Thursday, March 8, 2007

Reliability Testing

Software reliability refers to the probability of failure-free operation of a system. It is related to many aspects of software, including the testing process. Directly estimating software reliability by quantifying its related factors can be difficult. Testing is an effective sampling method to measure software reliability. Guided by the operational profile, software testing (usually black-box testing) can be used to obtain failure data, and an estimation model can be further used to analyze the data to estimate the present reliability and predict future reliability. Therefore, based on the estimation, the developers can decide whether to release the software, and the users can decide whether to adopt and use the software. Risk of using software can also be assessed based on reliability information. Advocates that the primary goal of testing should be to measure the dependability of tested software.

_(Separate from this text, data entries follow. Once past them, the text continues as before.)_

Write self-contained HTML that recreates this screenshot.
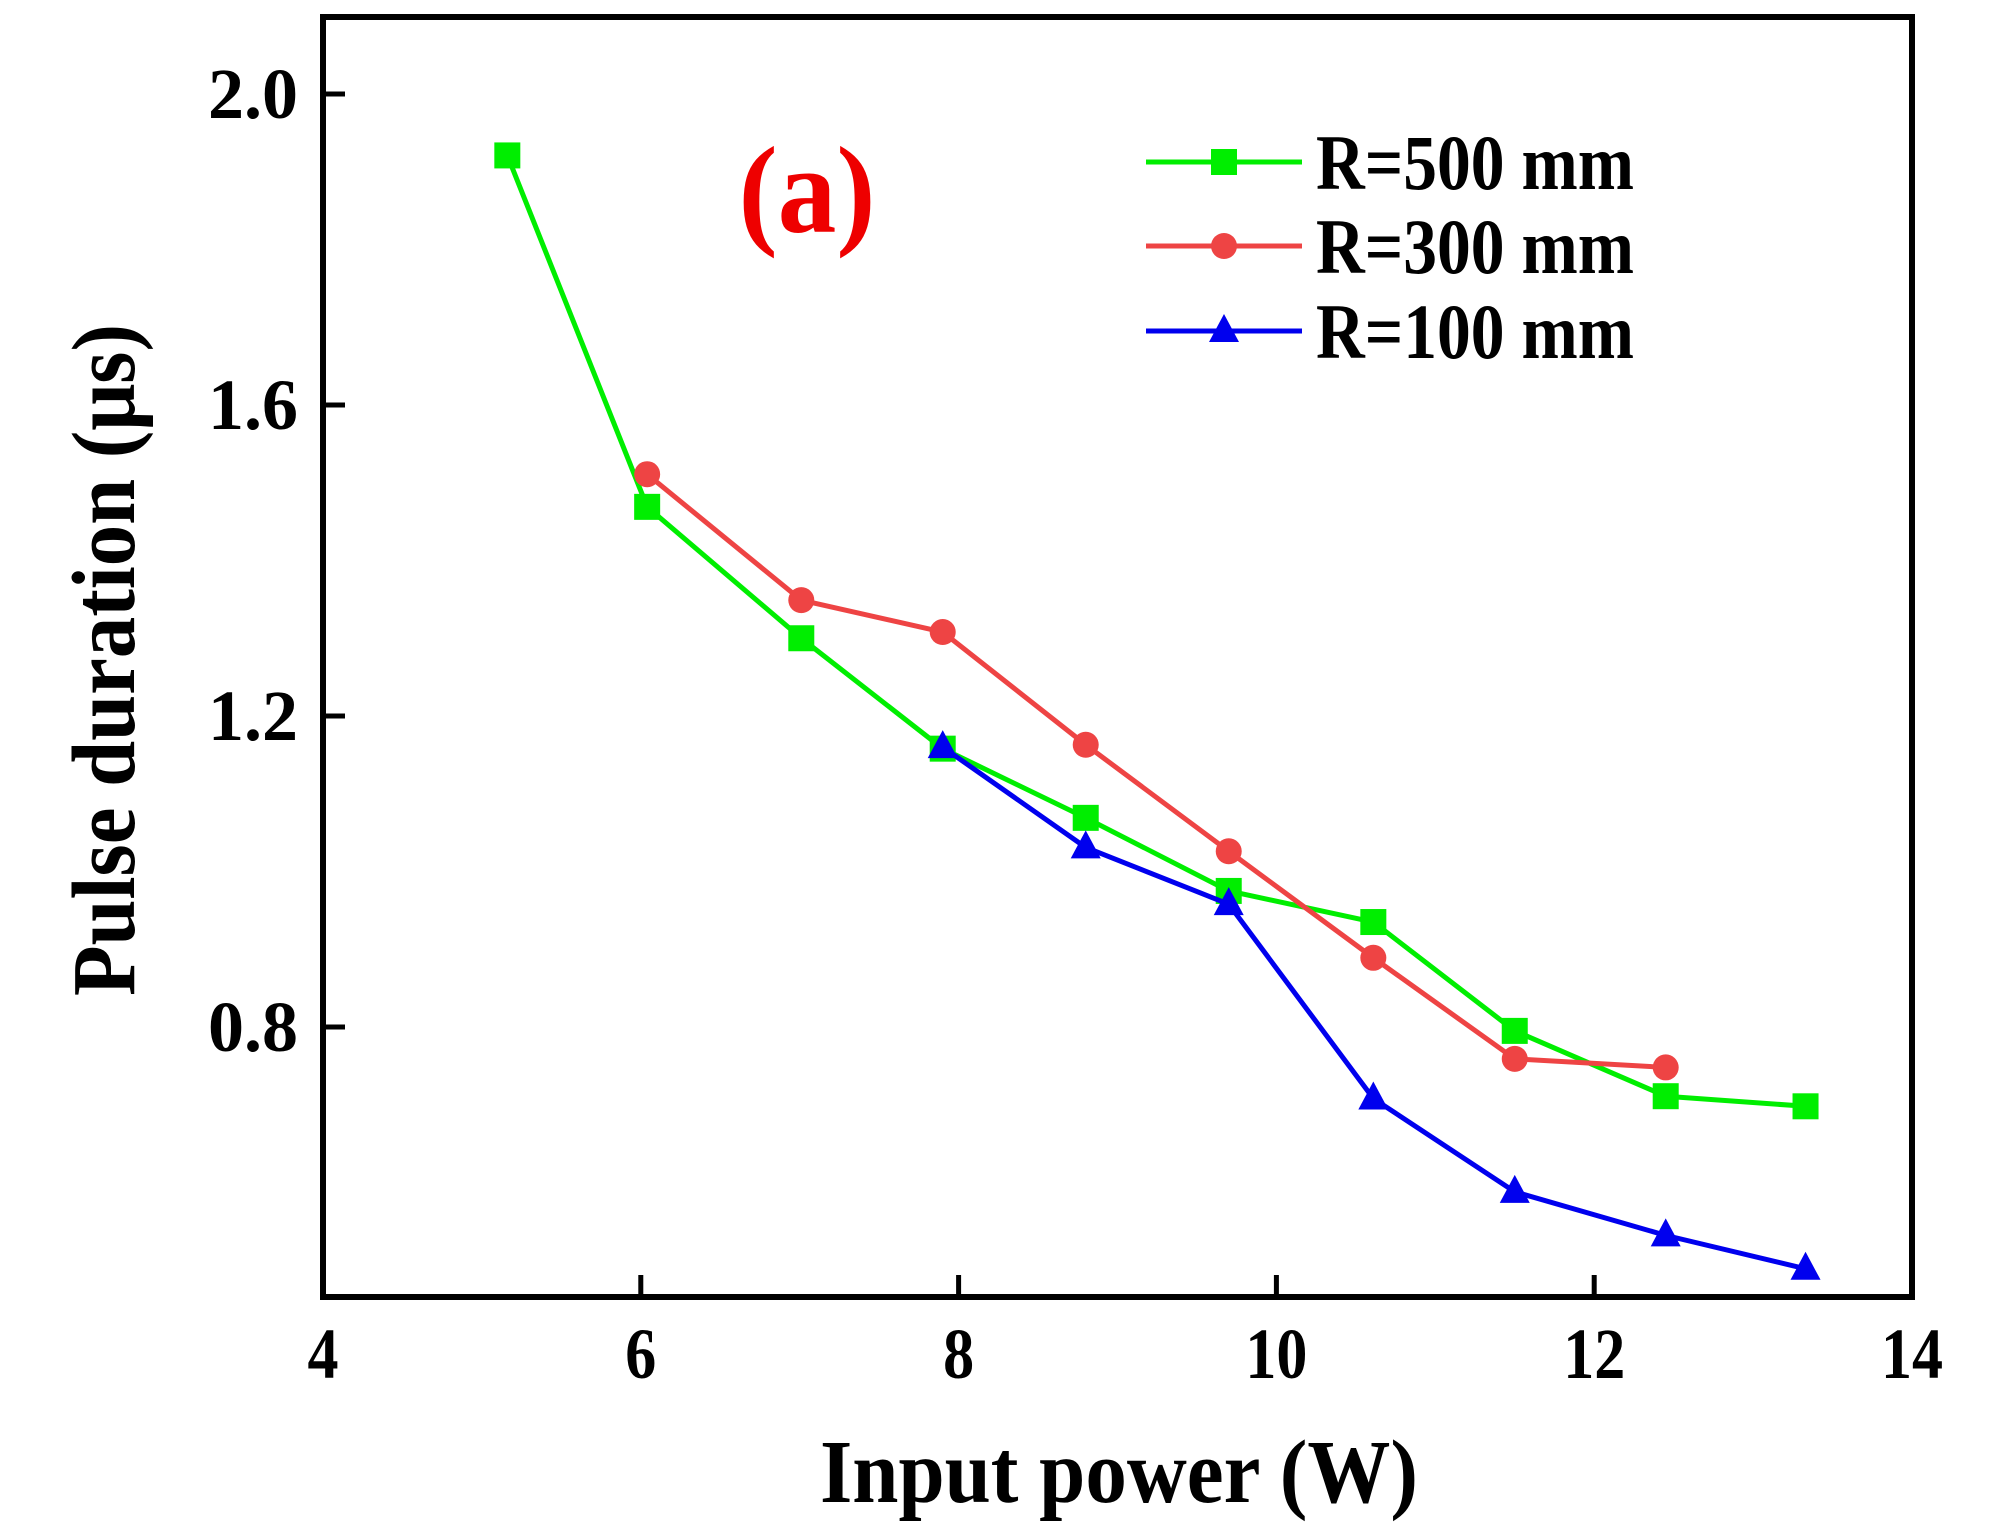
<!DOCTYPE html>
<html><head><meta charset="utf-8"><style>
html,body{margin:0;padding:0;background:#fff;}
svg{display:block;font-family:"Liberation Serif",serif;font-weight:bold;}
</style></head><body>
<svg id="chart" width="2000" height="1531" viewBox="0 0 2000 1531">
<rect x="0" y="0" width="2000" height="1531" fill="#fff"/>
<g id="series"></g>
<rect x="323" y="17" width="1589" height="1280" fill="none" stroke="#000" stroke-width="6"/>
<g id="ticks"></g>
<text x="1119" y="1502" font-size="90" text-anchor="middle" textLength="598" lengthAdjust="spacingAndGlyphs">Input power (W)</text>
<text transform="translate(134,660) rotate(-90)" font-size="90" text-anchor="middle" textLength="672" lengthAdjust="spacingAndGlyphs">Pulse duration (μs)</text>
<text x="807" y="232" font-size="124" fill="#ee0000" text-anchor="middle" textLength="137" lengthAdjust="spacingAndGlyphs">(a)</text>
<g id="legend"></g>
</svg>
<script>
const categoriesX500 = [5.16, 6.04, 7.01, 7.90, 8.80, 9.70, 10.61, 11.50, 12.45, 13.33];
const valuesR500 = [1.921, 1.469, 1.300, 1.158, 1.069, 0.975, 0.935, 0.795, 0.711, 0.698];
const categoriesX300 = [6.04, 7.01, 7.90, 8.80, 9.70, 10.61, 11.50, 12.45];
const valuesR300 = [1.511, 1.349, 1.308, 1.163, 1.026, 0.889, 0.759, 0.748];
const categoriesX100 = [7.90, 8.80, 9.70, 10.61, 11.50, 12.45, 13.33];
const valuesR100 = [1.160, 1.031, 0.958, 0.708, 0.588, 0.532, 0.489];
const xTicks = [4, 6, 8, 10, 12, 14];
const xTickLabels = ["4", "6", "8", "10", "12", "14"];
const yTicks = [0.8, 1.2, 1.6, 2.0];
const yTickLabels = ["0.8", "1.2", "1.6", "2.0"];
const seriesNames = ["R=500 mm", "R=300 mm", "R=100 mm"];

const NS = "http://www.w3.org/2000/svg";
function xs(v){ return 323 + (v - 4) * 158.9; }
function ys(v){ return 94 + (2.0 - v) * 777.5; }
function mk(tag, attrs, parent){
  const e = document.createElementNS(NS, tag);
  for (const k in attrs) e.setAttribute(k, attrs[k]);
  parent.appendChild(e);
  return e;
}
function marker(type, cx, cy, color, parent){
  let e;
  if (type === "square") e = mk("rect", {x: cx-13, y: cy-13, width: 26, height: 26, fill: color}, parent);
  else if (type === "circle") e = mk("circle", {cx: cx, cy: cy, r: 13, fill: color}, parent);
  else e = mk("polygon", {points: `${cx},${cy-17} ${cx-15},${cy+11} ${cx+15},${cy+11}`, fill: color}, parent);
  return e;
}
const sg = document.getElementById("series");
const defs = [
  {xs: categoriesX500, ys: valuesR500, color: "#00ee00", m: "square", name: "series-r500"},
  {xs: categoriesX300, ys: valuesR300, color: "#ee4444", m: "circle", name: "series-r300"},
  {xs: categoriesX100, ys: valuesR100, color: "#0000ee", m: "triangle", name: "series-r100"}
];
defs.forEach(d => {
  const g = mk("g", {}, sg);
  
  
  const pts = d.xs.map((x, i) => xs(x) + "," + ys(d.ys[i])).join(" ");
  const pl = mk("polyline", {points: pts, fill: "none", stroke: d.color, "stroke-width": 5, "stroke-linejoin": "round"}, g);
  
  
  d.xs.forEach((x, i) => {
    const e = marker(d.m, xs(x), ys(d.ys[i]), d.color, g);
    
    
  });
});
const tg = document.getElementById("ticks");
xTicks.forEach((v, i) => {
  if (v > 4 && v < 14) {
    const t = mk("line", {x1: xs(v), x2: xs(v), y1: 1297, y2: 1275, stroke: "#000", "stroke-width": 5}, tg);
    
    
  }
  const tx = mk("text", {x: xs(v), y: 1378, "font-size": 72, "text-anchor": "middle", textLength: xTickLabels[i].length * 31, lengthAdjust: "spacingAndGlyphs"}, tg);
  tx.textContent = xTickLabels[i];
  
  
});
yTicks.forEach((v, i) => {
  const t = mk("line", {x1: 323, x2: 345, y1: ys(v), y2: ys(v), stroke: "#000", "stroke-width": 5}, tg);
  
  
  const tx = mk("text", {x: 298, y: ys(v) + 24, "font-size": 72, "text-anchor": "end", textLength: 90, lengthAdjust: "spacingAndGlyphs"}, tg);
  tx.textContent = yTickLabels[i];
  
  
});
const lg = document.getElementById("legend");


const legY = [162, 246, 331];
defs.forEach((d, i) => {
  const g = mk("g", {}, lg);
  
  
  mk("line", {x1: 1146, x2: 1302, y1: legY[i], y2: legY[i], stroke: d.color, "stroke-width": 5}, g);
  marker(d.m, 1224, legY[i], d.color, g);
  const tx = mk("text", {x: 1316, y: legY[i] + 27, "font-size": 78, textLength: 318, lengthAdjust: "spacingAndGlyphs"}, g);
  tx.textContent = seriesNames[i];
});
</script>
</body></html>
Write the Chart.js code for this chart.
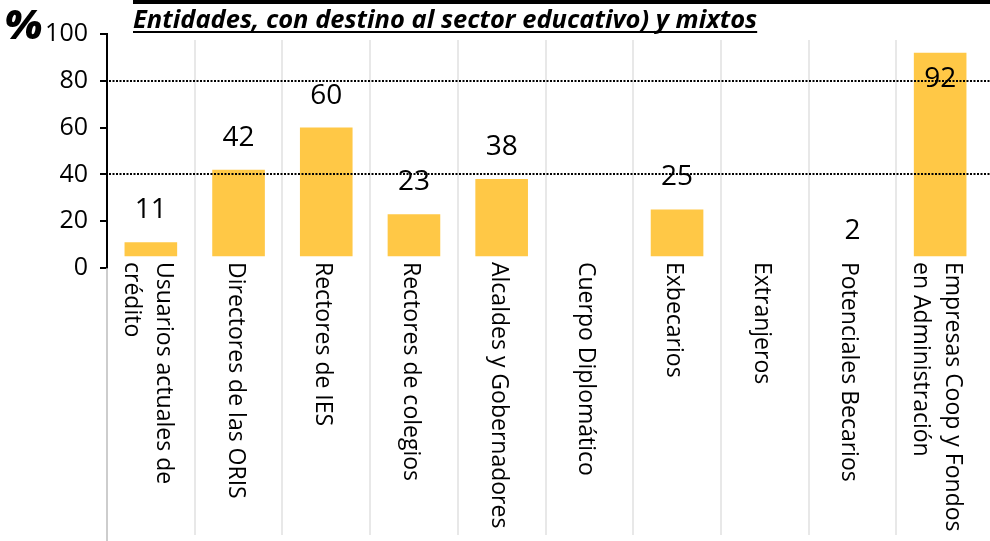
<!DOCTYPE html>
<html>
<head>
<meta charset="utf-8">
<script src="https://cdn.jsdelivr.net/npm/chart.js@4.4.1/dist/chart.umd.min.js"></script>
<style>
  html, body { margin: 0; padding: 0; background: #fff; }
  #wrap { width: 990px; height: 541px; position: relative; }
</style>
</head>
<body>
<div id="wrap"><canvas id="chart" width="990" height="541"></canvas></div>
<script>
// chart data
const categories = [
    ['Usuarios actuales de', 'crédito'],
    'Directores de las ORIS',
    'Rectores de IES',
    'Rectores de colegios',
    'Alcaldes y Gobernadores',
    'Cuerpo Diplomático',
    'Exbecarios',
    'Extranjeros',
    'Potenciales Becarios',
    ['Empresas Coop y Fondos', 'en Administración']
];
const values = [11, 42, 60, 23, 38, null, 25, null, 2, 92];
const barBase = 5;
const yTicks = [0, 20, 40, 60, 80, 100];
const dottedGrid = [40, 80];
const titleText = 'Entidades, con destino al sector educativo) y mixtos';
const unitLabel = '%';

const FONT = '"Open Sans", sans-serif';

/**
 * Extra drawing: dotted grid, separators, value labels, category labels, title
 */
const decorPlugin = {
    id: 'decor',
    beforeDraw(chart) {
        const c = chart.ctx;
        c.save();
        c.fillStyle = '#fff';
        c.fillRect(0, 0, chart.width, chart.height);
        c.restore();
    },
    beforeDatasetsDraw(chart) {
        const c = chart.ctx;
        const x = chart.scales.x;
        const area = chart.chartArea;
        c.save();
        // category separators
        c.strokeStyle = '#e8e8e8';
        c.lineWidth = 2;
        for (let i = 1; i < categories.length; i++) {
            const px = Math.round((x.getPixelForValue(i - 1) + x.getPixelForValue(i)) / 2);
            c.beginPath();
            c.moveTo(px, 40);
            c.lineTo(px, 535);
            c.stroke();
        }
        // axis continuation below the plot
        c.strokeStyle = '#bdbdbd';
        c.lineWidth = 1.5;
        c.beginPath();
        c.moveTo(area.left, area.bottom);
        c.lineTo(area.left, 541);
        c.stroke();
        c.restore();
    },
    afterDatasetsDraw(chart) {
        const c = chart.ctx;
        const x = chart.scales.x;
        const y = chart.scales.y;
        const area = chart.chartArea;
        c.save();

        // dotted gridlines over bars
        c.strokeStyle = '#000';
        c.lineWidth = 2;
        c.setLineDash([2, 1.5]);
        dottedGrid.forEach(v => {
            const py = Math.round(y.getPixelForValue(v));
            c.beginPath();
            c.moveTo(area.left + 2, py);
            c.lineTo(chart.width, py);
            c.stroke();
        });
        c.setLineDash([]);

        // value labels
        c.fillStyle = '#000';
        c.font = '28px ' + FONT;
        c.textAlign = 'center';
        c.textBaseline = 'middle';
        values.forEach((v, i) => {
            if (v === null) return;
            const top = y.getPixelForValue(v);
            let cy = top - 32;
            if (cy - 12 < area.top) cy = top + 26;
            c.fillText(String(v), x.getPixelForValue(i), cy);
        });

        // rotated category labels (read top to bottom)
        c.font = '23px ' + FONT;
        c.textAlign = 'left';
        c.textBaseline = 'alphabetic';
        categories.forEach((lab, i) => {
            const lines = Array.isArray(lab) ? lab : [lab];
            const cx = x.getPixelForValue(i);
            c.save();
            c.translate(cx, 262);
            c.rotate(Math.PI / 2);
            lines.forEach((ln, j) => {
                const d = -10 + (lines.length - 1) / 2 * 32 - j * 32;
                c.fillText(ln, 0, -d);
            });
            c.restore();
        });

        // title (second line of a longer title, first line cut at top)
        c.fillStyle = '#000';
        c.fillRect(133, 0, chart.width - 133, 4);
        c.font = 'italic bold 25.5px ' + FONT;
        c.textAlign = 'left';
        c.textBaseline = 'alphabetic';
        c.fillText(titleText, 133, 28);
        const tw = c.measureText(titleText).width;
        c.fillRect(133, 31, tw, 2);

        // unit
        c.font = 'italic 800 41px ' + FONT;
        c.fillText(unitLabel, 4, 39);
        c.restore();
    }
};

const ctx = document.getElementById('chart');
new Chart(ctx, {
    type: 'bar',
    data: {
        labels: categories,
        datasets: [{
            data: values.map(v => (v === null || v <= barBase) ? null : [barBase, v]),
            backgroundColor: '#FFC846',
            borderWidth: 0,
            categoryPercentage: 1,
            barPercentage: 0.6
        }]
    },
    options: {
        responsive: false,
        animation: false,
        devicePixelRatio: 1,
        layout: { padding: { top: 34, right: 6, left: 0, bottom: 273 } },
        plugins: {
            legend: { display: false },
            tooltip: { enabled: false }
        },
        scales: {
            x: {
                display: false
            },
            y: {
                min: 0,
                max: 100,
                afterBuildTicks: scale => {
                    scale.ticks = yTicks.map(v => ({ value: v }));
                },
                afterFit: scale => {
                    scale.width = 107;
                },
                ticks: {
                    color: '#000',
                    font: { family: FONT, size: 25 },
                    padding: 12
                },
                grid: {
                    drawOnChartArea: false,
                    drawTicks: true,
                    tickLength: 7,
                    color: '#000',
                    lineWidth: 2
                },
                border: { color: '#000', width: 2 }
            }
        }
    },
    plugins: [decorPlugin]
});
</script>
</body>
</html>
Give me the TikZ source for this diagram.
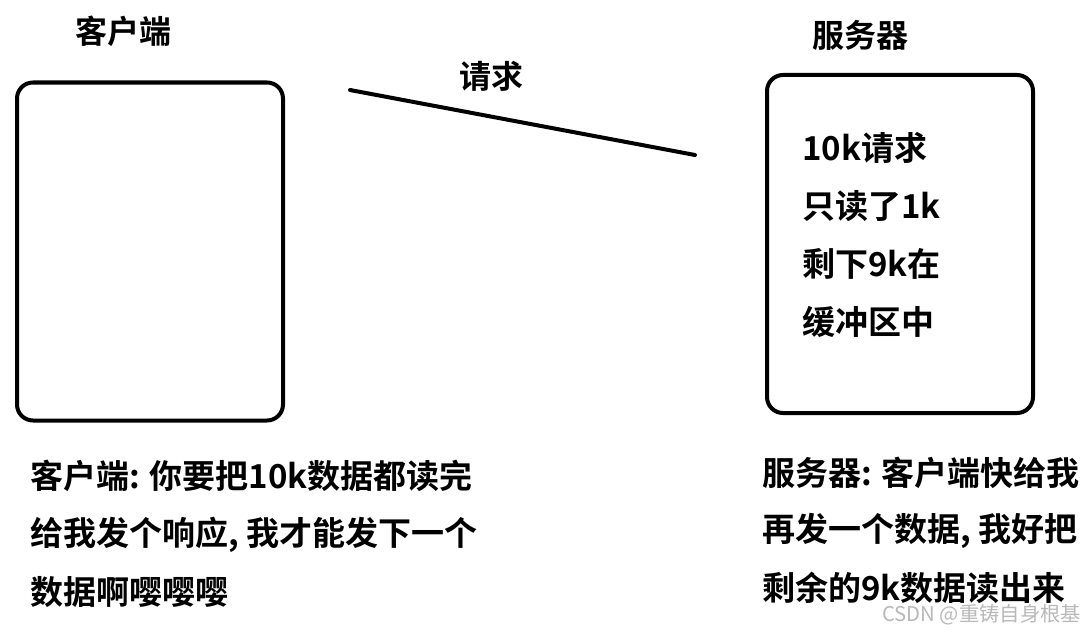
\documentclass[tikz,border=0pt]{standalone}
\usepackage{fontspec}
\setmainfont{Noto Sans CJK SC}[BoldFont={* Bold}]
\newfontfamily\cjkb{Noto Sans CJK SC Bold}
\tikzset{
  box/.style={draw=black, line width=4pt, rounded corners=16pt, minimum width=266pt, minimum height=338pt, inner sep=0pt},
  txt/.style={anchor=west, inner sep=0pt, font=\cjkb\fontsize{33}{40}\selectfont},
  ttl/.style={anchor=west, inner sep=0pt, font=\cjkb\fontsize{32}{38}\selectfont},
  wm/.style={anchor=west, inner sep=0pt, text=black!28, font=\fontsize{20.3}{24}\selectfont}
}
\begin{document}
\begin{tikzpicture}[x=1pt,y=-1pt]
\useasboundingbox (0,0) rectangle (1087,634);
\node[box] (client) at (150,251.5) {};
\node[box] (server) at (900,244) {};
\node[ttl] (ct) at (75,31) {客户端};
\node[ttl] (st) at (812,35) {服务器};
\node[ttl] (req) at (459,76) {请求};
\coordinate (a) at (350,90);
\coordinate (b) at (695,155);
\draw[line width=4pt, line cap=round] (a) -- (b);
\node[txt] (s1) at (802,148) {10k请求};
\node[txt] (s2) at (802,206) {只读了1k};
\node[txt] (s3) at (802,264) {剩下9k在};
\node[txt] (s4) at (802,322) {缓冲区中};
\node[txt] (c1) at (30,476) {客户端: 你要把10k数据都读完};
\node[txt] (c2) at (30,535) {给我发个响应, 我才能发下一个};
\node[txt] (c3) at (30,592) {数据啊嘤嘤嘤};
\node[txt] (r1) at (762,473) {服务器: 客户端快给我};
\node[txt] (r2) at (762,531) {再发一个数据, 我好把};
\node[txt] (r3) at (762,588) {剩余的9k数据读出来};
\node[wm] (w) at (882,615) {CSDN @重铸自身根基};
\end{tikzpicture}
\end{document}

There is agreement on the intuitive meaning of dependable software: it does not fail in unexpected or catastrophic ways. Robustness testing and stress testing are variances of reliability testing based on this simple criterion.
The robustness of a software component is the degree to which it can function correctly in the presence of exceptional inputs or stressful environmental conditions. Robustness testing differs with correctness testing in the sense that the functional correctness of the software is not of concern. It only watches for robustness problems such as machine crashes, process hangs or abnormal termination. The oracle is relatively simple; therefore robustness testing can be made more portable and scalable than correctness testing. This research has drawn more and more interests recently, most of which uses commercial operating systems as their target.
Stress testing, or load testing, is often used to test the whole system rather than the software alone. In such tests the software or system are exercised with or beyond the specified limits. Typical stress includes resource exhaustion, bursts of activities, and sustained high loads.